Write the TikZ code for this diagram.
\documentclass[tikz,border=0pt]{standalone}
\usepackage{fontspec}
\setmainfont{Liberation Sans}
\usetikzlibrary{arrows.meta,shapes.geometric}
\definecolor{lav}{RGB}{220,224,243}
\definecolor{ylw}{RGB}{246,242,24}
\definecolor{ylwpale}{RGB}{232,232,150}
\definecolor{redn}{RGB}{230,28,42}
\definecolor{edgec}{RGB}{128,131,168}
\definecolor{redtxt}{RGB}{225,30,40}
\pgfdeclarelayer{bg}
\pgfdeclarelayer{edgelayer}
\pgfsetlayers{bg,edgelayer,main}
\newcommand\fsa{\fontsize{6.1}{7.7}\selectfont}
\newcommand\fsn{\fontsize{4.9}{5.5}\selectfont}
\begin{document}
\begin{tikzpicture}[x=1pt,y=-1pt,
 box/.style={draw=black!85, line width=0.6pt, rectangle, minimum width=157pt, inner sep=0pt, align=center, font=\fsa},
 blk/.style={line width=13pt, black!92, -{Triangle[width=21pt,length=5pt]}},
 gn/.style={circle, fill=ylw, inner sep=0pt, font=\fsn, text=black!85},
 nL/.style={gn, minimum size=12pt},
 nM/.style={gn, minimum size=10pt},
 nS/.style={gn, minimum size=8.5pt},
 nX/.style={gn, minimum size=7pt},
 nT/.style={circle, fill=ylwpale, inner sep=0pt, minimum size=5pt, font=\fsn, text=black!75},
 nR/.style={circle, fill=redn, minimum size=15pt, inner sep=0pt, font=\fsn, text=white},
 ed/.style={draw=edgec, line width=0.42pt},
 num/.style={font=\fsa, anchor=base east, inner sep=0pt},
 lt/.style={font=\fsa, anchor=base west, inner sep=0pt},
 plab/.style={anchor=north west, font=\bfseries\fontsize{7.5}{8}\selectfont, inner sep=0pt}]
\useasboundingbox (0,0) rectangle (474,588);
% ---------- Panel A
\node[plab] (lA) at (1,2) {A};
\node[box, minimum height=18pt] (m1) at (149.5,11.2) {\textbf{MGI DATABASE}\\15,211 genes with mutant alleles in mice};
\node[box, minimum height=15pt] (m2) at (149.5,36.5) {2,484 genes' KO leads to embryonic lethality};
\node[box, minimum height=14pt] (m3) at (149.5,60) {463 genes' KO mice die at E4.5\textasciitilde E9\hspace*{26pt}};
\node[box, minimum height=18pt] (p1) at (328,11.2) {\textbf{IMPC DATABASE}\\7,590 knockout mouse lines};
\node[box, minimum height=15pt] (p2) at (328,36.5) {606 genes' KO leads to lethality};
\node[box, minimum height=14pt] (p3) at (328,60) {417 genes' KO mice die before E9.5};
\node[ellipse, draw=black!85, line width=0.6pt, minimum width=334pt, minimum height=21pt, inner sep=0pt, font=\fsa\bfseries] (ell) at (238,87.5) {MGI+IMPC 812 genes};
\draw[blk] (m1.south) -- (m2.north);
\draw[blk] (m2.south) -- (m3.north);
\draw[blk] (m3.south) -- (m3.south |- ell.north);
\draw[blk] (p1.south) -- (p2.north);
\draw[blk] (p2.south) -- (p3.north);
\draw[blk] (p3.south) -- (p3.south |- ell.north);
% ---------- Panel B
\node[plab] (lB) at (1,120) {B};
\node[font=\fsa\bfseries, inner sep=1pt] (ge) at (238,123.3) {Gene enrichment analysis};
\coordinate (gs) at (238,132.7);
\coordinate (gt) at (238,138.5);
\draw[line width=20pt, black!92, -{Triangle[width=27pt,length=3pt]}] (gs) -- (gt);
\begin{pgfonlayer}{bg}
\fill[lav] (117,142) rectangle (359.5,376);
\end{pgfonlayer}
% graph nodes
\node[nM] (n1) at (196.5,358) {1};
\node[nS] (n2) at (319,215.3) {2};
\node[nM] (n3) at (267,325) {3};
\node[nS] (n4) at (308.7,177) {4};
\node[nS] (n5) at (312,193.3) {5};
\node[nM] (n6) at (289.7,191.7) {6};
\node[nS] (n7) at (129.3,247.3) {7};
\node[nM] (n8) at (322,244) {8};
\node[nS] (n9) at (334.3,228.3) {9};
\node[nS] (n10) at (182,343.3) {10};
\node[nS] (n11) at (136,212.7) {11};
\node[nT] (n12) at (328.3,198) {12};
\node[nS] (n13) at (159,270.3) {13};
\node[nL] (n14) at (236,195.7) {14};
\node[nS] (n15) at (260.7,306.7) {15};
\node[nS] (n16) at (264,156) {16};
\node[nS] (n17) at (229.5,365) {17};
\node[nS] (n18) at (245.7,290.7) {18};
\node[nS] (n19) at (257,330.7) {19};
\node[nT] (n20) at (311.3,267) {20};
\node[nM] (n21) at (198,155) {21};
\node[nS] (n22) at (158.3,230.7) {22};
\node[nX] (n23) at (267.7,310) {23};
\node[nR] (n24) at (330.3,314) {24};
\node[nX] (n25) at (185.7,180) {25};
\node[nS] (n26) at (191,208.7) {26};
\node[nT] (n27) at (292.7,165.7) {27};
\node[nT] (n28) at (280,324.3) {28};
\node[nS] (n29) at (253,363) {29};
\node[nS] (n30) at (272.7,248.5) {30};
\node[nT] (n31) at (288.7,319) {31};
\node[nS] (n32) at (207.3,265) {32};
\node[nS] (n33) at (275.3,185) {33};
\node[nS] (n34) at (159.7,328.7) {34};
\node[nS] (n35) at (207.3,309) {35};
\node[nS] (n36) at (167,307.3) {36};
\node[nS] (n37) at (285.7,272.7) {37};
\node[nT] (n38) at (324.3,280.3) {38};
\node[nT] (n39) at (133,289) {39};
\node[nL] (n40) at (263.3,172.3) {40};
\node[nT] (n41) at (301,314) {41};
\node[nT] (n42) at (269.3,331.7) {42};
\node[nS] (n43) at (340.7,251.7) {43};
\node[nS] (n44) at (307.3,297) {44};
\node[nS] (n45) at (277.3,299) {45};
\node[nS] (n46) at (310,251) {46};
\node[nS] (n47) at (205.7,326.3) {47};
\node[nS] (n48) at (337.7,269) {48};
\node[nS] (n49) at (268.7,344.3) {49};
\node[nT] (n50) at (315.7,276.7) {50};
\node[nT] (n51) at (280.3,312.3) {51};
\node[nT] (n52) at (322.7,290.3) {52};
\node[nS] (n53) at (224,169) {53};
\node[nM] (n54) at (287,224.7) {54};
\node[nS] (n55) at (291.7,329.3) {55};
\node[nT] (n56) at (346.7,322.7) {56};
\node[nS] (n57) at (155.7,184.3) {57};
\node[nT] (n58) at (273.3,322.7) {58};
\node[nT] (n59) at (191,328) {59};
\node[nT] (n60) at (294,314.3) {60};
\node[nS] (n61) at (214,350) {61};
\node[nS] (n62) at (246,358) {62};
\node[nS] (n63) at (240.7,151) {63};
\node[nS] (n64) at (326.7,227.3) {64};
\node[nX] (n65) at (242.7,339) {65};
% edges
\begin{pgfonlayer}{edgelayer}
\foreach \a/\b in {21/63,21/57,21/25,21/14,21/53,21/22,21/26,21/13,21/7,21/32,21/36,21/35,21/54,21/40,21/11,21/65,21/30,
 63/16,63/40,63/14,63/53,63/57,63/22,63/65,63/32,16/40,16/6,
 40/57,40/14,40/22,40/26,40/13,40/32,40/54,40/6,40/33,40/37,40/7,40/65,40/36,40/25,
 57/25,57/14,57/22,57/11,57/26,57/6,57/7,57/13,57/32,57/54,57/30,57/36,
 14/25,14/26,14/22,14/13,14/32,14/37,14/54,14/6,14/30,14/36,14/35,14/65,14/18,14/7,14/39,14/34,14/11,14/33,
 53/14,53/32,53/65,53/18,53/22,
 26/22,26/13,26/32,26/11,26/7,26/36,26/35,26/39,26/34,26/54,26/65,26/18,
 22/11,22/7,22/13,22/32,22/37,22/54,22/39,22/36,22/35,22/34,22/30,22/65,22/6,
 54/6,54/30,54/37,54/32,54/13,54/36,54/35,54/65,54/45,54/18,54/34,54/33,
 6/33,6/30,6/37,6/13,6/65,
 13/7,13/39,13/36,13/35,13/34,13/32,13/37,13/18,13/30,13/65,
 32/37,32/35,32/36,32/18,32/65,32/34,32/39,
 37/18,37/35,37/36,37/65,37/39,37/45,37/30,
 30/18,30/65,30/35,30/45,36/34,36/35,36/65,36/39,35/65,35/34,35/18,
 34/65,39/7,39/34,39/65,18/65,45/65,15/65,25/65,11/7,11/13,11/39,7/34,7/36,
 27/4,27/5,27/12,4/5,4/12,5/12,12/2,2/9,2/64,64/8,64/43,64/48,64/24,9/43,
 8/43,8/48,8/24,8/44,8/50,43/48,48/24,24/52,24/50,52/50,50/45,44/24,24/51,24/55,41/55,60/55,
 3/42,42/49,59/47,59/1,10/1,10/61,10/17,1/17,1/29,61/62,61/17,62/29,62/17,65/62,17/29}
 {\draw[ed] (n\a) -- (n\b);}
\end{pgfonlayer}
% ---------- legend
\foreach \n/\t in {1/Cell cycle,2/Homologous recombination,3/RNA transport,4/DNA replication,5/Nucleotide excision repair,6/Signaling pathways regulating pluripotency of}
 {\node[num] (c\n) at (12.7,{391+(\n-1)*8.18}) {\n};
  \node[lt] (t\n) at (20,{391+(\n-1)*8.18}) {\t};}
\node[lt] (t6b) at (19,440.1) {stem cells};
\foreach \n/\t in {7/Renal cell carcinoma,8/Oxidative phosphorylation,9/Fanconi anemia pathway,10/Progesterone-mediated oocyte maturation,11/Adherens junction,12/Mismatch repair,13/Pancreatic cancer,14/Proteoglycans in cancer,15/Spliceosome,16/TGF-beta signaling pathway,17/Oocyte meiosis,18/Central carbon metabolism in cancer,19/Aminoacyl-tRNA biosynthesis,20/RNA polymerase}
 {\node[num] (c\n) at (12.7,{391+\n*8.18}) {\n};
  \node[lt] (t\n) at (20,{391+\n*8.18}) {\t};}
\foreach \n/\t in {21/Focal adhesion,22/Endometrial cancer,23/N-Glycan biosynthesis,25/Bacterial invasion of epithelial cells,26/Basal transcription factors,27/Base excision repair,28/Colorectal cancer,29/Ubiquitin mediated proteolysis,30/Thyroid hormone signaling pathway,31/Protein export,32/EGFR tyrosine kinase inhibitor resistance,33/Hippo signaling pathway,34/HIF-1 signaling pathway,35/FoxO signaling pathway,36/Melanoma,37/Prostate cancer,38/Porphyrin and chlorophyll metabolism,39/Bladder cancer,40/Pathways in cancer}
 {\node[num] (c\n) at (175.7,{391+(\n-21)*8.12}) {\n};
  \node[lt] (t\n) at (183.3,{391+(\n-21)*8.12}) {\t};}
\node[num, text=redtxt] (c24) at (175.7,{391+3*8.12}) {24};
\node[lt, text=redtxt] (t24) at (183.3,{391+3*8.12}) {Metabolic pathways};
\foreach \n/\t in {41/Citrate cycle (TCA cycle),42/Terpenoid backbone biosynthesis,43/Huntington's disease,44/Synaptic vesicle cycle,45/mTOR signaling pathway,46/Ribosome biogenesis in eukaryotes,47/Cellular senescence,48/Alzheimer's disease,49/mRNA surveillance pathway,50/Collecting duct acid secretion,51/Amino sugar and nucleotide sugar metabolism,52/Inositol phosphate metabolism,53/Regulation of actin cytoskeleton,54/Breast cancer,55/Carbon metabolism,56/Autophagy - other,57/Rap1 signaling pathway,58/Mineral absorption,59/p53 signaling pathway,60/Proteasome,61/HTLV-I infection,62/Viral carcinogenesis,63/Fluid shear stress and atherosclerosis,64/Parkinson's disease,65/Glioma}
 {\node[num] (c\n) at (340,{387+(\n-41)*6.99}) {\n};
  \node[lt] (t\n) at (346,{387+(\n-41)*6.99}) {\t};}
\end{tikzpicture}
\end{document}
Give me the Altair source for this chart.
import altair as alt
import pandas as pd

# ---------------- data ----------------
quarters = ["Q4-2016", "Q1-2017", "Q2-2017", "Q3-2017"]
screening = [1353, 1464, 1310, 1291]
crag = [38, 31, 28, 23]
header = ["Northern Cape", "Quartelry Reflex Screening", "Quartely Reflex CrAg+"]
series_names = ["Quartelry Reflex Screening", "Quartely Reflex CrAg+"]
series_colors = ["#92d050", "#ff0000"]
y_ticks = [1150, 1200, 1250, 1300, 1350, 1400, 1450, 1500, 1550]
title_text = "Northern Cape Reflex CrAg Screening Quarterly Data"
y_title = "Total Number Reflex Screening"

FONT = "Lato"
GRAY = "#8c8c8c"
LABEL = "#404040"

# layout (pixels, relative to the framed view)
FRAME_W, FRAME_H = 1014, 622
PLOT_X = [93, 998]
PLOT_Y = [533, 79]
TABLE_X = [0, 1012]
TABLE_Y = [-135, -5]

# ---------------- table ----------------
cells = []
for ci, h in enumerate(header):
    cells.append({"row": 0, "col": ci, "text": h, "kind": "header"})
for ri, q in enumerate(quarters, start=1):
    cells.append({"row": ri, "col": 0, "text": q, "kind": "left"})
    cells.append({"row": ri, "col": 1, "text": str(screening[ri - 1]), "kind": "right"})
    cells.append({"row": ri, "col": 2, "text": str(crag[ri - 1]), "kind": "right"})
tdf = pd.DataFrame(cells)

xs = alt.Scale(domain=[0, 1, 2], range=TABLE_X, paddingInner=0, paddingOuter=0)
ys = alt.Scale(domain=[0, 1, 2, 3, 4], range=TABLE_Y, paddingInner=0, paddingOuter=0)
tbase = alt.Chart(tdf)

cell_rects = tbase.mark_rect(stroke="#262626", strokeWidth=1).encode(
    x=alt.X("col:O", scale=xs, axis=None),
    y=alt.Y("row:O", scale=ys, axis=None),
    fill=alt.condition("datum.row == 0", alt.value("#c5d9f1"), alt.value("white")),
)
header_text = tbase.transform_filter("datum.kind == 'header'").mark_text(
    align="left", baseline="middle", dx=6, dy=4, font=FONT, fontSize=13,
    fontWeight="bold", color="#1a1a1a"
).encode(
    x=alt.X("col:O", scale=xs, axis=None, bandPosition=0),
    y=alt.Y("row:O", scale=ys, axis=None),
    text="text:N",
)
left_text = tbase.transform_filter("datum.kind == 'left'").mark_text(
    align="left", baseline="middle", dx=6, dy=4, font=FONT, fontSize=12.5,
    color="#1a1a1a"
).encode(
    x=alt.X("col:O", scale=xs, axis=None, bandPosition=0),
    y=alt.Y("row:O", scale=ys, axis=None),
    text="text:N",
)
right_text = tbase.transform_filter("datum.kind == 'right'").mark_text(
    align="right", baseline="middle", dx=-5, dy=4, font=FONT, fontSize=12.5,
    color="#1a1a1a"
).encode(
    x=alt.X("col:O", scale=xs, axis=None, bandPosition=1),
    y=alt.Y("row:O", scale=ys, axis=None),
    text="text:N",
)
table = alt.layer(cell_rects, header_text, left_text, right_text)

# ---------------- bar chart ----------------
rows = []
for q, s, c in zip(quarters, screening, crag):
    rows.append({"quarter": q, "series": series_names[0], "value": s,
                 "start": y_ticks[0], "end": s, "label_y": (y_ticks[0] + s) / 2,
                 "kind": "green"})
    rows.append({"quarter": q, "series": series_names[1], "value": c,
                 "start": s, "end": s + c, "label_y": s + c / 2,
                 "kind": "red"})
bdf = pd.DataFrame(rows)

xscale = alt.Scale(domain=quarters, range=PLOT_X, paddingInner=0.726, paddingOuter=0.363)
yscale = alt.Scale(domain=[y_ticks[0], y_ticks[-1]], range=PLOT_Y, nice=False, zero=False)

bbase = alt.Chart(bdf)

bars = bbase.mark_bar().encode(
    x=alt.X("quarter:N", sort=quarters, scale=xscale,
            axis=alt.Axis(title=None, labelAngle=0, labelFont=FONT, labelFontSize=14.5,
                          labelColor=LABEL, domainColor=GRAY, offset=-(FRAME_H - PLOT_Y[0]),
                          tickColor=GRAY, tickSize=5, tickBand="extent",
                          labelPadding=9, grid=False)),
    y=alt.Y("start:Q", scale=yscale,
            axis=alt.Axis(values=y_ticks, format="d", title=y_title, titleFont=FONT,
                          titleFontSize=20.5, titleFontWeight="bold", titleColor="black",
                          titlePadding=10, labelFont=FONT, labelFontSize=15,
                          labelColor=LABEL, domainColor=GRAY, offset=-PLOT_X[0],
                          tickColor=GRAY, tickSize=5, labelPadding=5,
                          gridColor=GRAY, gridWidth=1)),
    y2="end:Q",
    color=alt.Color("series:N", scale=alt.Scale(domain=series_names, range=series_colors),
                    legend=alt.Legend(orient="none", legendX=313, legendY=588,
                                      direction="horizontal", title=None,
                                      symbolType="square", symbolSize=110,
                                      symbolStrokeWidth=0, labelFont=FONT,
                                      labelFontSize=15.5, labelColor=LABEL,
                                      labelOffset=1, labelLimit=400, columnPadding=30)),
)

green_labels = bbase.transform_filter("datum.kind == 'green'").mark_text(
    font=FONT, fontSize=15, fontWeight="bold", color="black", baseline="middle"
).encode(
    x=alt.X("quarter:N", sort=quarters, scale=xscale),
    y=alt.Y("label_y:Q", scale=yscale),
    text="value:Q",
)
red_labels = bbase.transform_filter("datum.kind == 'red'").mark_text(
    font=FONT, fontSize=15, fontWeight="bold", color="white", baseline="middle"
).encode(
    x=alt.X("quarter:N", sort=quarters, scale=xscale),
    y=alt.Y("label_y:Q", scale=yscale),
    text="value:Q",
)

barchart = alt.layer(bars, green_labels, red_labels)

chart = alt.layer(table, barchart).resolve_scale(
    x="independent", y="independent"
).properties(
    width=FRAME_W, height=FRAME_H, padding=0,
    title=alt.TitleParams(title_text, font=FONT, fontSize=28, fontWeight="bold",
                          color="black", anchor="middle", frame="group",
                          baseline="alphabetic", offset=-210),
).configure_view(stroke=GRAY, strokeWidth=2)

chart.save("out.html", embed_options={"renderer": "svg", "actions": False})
___
* [Problem to work on]:
Only the lines from the one with "Give me the Altair source for this chart." to the one with "tbase = alt.Chart(tdf)" are wanted; extract them exactly, both ends included.

* [The reply]:
Give me the Altair source for this chart.
import altair as alt
import pandas as pd

# ---------------- data ----------------
quarters = ["Q4-2016", "Q1-2017", "Q2-2017", "Q3-2017"]
screening = [1353, 1464, 1310, 1291]
crag = [38, 31, 28, 23]
header = ["Northern Cape", "Quartelry Reflex Screening", "Quartely Reflex CrAg+"]
series_names = ["Quartelry Reflex Screening", "Quartely Reflex CrAg+"]
series_colors = ["#92d050", "#ff0000"]
y_ticks = [1150, 1200, 1250, 1300, 1350, 1400, 1450, 1500, 1550]
title_text = "Northern Cape Reflex CrAg Screening Quarterly Data"
y_title = "Total Number Reflex Screening"

FONT = "Lato"
GRAY = "#8c8c8c"
LABEL = "#404040"

# layout (pixels, relative to the framed view)
FRAME_W, FRAME_H = 1014, 622
PLOT_X = [93, 998]
PLOT_Y = [533, 79]
TABLE_X = [0, 1012]
TABLE_Y = [-135, -5]

# ---------------- table ----------------
cells = []
for ci, h in enumerate(header):
    cells.append({"row": 0, "col": ci, "text": h, "kind": "header"})
for ri, q in enumerate(quarters, start=1):
    cells.append({"row": ri, "col": 0, "text": q, "kind": "left"})
    cells.append({"row": ri, "col": 1, "text": str(screening[ri - 1]), "kind": "right"})
    cells.append({"row": ri, "col": 2, "text": str(crag[ri - 1]), "kind": "right"})
tdf = pd.DataFrame(cells)

xs = alt.Scale(domain=[0, 1, 2], range=TABLE_X, paddingInner=0, paddingOuter=0)
ys = alt.Scale(domain=[0, 1, 2, 3, 4], range=TABLE_Y, paddingInner=0, paddingOuter=0)
tbase = alt.Chart(tdf)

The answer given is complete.